= Your task =
Using the data below, return word for word every line from the one holding "Clone this chart in Altair." down to the one holding "import altair as alt". Leave pictures out.

= Entries shown =
::::::::

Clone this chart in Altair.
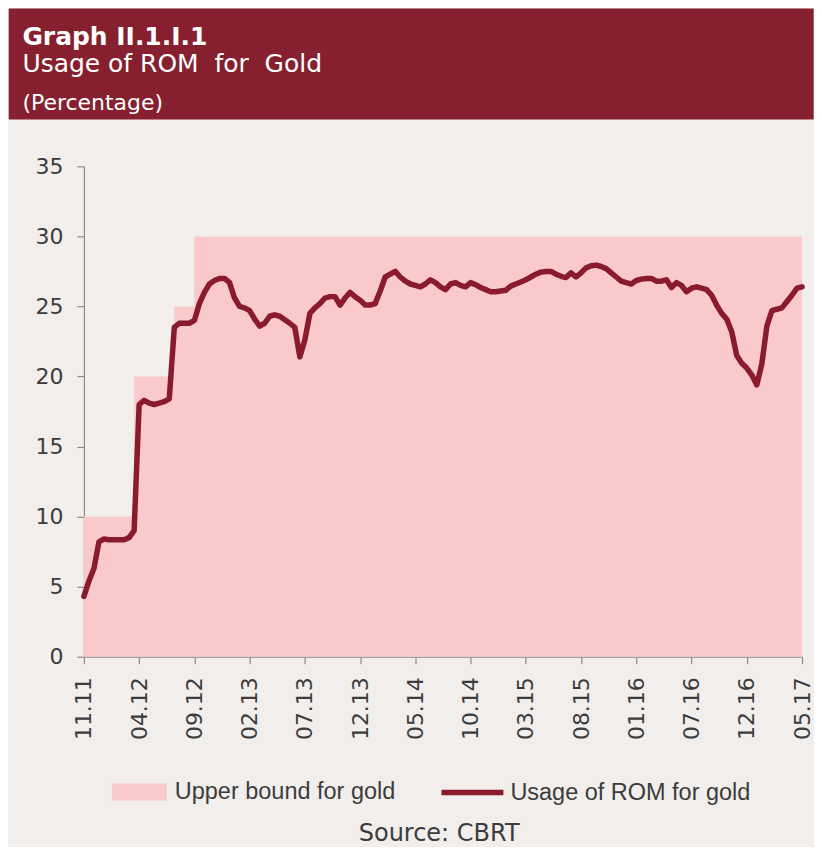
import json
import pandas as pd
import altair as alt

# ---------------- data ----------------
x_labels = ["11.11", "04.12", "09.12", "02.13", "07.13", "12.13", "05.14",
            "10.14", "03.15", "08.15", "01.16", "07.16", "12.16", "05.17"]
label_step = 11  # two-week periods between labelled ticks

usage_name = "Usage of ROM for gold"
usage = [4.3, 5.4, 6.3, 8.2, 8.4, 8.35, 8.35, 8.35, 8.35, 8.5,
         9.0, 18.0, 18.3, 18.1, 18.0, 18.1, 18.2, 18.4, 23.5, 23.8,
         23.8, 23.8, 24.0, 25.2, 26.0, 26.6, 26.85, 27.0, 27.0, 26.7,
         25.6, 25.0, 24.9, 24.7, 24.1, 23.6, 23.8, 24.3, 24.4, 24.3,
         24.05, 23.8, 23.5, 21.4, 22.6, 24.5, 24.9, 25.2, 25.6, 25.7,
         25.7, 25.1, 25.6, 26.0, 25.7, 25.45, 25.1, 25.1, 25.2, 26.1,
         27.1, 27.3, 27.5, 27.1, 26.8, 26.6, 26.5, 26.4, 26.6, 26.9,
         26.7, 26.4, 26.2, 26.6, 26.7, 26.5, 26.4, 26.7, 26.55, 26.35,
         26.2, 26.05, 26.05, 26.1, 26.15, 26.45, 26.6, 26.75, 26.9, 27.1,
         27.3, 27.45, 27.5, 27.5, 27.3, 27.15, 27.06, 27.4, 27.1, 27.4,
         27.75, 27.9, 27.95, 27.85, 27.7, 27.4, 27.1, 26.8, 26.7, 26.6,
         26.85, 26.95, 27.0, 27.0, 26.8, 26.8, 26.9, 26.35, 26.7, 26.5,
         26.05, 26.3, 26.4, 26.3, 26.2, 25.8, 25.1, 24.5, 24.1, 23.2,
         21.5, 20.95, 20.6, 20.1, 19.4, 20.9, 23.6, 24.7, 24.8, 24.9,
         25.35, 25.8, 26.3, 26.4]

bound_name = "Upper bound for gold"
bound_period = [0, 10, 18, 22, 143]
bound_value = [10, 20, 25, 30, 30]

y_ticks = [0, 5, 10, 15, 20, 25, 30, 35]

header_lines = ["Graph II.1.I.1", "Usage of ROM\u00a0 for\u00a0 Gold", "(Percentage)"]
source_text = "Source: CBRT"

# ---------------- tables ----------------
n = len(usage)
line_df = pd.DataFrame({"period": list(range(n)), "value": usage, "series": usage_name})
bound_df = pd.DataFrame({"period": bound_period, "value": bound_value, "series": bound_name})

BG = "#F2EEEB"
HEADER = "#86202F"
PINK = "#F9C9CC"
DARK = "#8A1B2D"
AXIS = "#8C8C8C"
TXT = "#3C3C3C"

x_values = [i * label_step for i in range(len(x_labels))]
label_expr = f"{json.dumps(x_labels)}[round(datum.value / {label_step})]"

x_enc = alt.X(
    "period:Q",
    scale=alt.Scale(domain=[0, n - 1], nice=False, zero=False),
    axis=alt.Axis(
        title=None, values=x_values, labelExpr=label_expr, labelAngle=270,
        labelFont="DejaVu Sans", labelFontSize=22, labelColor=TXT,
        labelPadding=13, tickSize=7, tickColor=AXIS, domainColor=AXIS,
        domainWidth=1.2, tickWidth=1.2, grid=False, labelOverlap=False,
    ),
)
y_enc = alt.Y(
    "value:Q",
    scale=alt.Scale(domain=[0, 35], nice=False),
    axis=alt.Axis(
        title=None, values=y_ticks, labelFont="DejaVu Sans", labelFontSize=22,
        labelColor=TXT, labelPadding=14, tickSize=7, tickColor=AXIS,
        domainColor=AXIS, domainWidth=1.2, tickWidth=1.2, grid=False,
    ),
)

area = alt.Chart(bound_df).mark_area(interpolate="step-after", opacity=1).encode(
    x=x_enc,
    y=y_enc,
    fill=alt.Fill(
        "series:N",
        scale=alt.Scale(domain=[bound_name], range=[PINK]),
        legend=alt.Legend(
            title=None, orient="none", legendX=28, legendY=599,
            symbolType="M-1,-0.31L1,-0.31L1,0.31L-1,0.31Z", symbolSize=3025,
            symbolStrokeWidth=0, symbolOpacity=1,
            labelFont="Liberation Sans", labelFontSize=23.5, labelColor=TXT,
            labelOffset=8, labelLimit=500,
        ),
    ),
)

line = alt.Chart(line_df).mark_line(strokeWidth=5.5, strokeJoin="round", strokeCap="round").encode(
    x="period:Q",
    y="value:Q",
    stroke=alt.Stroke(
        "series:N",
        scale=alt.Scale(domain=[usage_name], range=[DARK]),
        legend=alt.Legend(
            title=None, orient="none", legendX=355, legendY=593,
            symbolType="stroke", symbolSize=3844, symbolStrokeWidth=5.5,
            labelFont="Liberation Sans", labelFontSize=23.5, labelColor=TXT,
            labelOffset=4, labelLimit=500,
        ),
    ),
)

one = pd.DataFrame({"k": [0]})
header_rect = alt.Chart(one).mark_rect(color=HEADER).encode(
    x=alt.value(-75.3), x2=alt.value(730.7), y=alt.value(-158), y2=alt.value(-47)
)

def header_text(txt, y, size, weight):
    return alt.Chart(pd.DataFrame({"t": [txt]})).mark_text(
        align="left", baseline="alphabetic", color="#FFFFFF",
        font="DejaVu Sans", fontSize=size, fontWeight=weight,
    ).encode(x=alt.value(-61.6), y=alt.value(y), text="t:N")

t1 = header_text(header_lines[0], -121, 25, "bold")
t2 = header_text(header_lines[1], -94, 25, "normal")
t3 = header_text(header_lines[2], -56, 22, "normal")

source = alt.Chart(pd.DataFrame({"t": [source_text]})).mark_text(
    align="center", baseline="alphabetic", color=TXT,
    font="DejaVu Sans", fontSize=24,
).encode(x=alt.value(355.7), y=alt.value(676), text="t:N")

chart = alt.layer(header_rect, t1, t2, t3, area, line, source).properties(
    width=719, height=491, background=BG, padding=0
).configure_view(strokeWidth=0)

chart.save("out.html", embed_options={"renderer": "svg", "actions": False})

::::::::

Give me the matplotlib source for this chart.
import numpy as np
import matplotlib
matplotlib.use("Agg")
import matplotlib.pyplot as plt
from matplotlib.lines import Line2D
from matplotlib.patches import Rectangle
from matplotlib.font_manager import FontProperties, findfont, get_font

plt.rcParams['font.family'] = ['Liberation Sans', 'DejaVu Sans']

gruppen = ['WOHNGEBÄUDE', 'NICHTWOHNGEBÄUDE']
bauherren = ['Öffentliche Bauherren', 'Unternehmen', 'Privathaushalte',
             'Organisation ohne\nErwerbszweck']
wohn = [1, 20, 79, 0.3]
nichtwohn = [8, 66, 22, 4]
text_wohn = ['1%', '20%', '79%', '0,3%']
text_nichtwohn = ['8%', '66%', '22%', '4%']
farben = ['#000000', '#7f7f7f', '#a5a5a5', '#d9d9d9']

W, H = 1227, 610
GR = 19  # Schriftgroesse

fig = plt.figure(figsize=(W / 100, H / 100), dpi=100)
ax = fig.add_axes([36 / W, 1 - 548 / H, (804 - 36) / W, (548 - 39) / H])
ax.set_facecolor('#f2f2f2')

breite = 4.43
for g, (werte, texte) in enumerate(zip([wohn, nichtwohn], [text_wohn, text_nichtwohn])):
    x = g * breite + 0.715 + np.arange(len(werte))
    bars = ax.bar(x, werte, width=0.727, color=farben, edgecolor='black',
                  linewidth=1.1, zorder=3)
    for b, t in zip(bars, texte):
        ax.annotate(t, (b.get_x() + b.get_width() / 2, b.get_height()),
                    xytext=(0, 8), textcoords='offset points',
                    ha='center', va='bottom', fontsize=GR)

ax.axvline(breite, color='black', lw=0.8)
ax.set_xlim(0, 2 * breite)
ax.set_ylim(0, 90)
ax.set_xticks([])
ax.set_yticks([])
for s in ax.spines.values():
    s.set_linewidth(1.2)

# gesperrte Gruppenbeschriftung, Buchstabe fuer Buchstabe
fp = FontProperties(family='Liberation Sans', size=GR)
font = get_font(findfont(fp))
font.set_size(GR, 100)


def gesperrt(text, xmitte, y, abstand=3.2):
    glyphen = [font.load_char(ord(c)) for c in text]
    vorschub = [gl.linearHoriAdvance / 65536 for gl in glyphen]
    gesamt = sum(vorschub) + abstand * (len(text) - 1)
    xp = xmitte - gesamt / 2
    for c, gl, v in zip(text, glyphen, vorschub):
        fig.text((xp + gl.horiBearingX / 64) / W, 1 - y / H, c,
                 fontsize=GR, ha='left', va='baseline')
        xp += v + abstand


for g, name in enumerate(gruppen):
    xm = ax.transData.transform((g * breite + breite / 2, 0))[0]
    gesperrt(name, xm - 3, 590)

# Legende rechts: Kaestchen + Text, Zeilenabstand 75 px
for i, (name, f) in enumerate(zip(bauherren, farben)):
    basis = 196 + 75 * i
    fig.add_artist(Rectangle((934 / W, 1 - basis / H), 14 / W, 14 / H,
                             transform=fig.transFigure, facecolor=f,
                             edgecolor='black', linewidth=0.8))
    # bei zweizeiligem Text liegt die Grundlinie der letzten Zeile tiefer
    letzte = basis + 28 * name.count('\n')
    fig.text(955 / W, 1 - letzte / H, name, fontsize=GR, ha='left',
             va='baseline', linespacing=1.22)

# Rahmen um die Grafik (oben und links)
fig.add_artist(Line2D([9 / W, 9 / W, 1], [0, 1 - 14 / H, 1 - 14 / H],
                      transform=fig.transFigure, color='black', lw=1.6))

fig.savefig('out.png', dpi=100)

::::::::

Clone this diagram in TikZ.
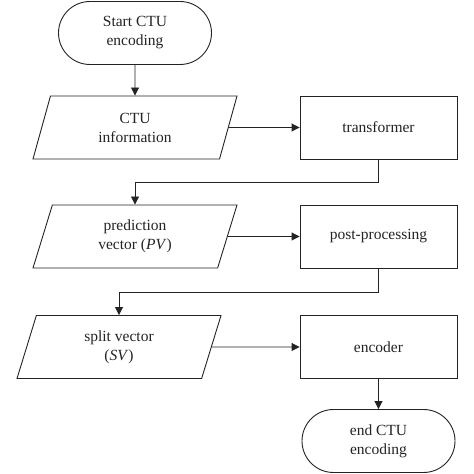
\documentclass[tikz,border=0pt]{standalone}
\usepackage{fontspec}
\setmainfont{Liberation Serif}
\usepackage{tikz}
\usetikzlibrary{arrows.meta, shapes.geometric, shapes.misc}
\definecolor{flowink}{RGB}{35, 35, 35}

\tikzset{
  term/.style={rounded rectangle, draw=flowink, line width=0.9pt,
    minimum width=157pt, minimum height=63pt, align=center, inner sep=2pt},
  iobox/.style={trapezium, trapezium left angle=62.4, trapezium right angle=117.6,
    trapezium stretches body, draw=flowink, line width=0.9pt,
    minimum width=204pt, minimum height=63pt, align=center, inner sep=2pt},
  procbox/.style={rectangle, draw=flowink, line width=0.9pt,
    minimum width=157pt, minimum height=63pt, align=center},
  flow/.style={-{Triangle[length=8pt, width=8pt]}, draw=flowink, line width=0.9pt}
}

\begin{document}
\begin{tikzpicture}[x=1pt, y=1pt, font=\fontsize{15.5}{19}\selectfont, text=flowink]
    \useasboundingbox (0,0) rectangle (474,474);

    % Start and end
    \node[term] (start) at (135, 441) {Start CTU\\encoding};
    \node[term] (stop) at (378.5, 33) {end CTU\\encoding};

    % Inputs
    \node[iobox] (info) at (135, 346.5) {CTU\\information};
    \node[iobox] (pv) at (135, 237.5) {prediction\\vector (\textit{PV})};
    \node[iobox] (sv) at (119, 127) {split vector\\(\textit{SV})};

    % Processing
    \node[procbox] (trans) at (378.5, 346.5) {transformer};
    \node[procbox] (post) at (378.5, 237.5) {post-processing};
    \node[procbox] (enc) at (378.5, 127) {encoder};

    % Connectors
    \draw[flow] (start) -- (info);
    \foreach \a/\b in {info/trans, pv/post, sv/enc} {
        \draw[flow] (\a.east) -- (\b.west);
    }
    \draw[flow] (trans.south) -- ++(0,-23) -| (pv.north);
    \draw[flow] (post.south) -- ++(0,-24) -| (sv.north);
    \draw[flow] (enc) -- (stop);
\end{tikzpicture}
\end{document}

::::::::

= Full solution =
Clone this chart in Altair.
import json
import pandas as pd
import altair as alt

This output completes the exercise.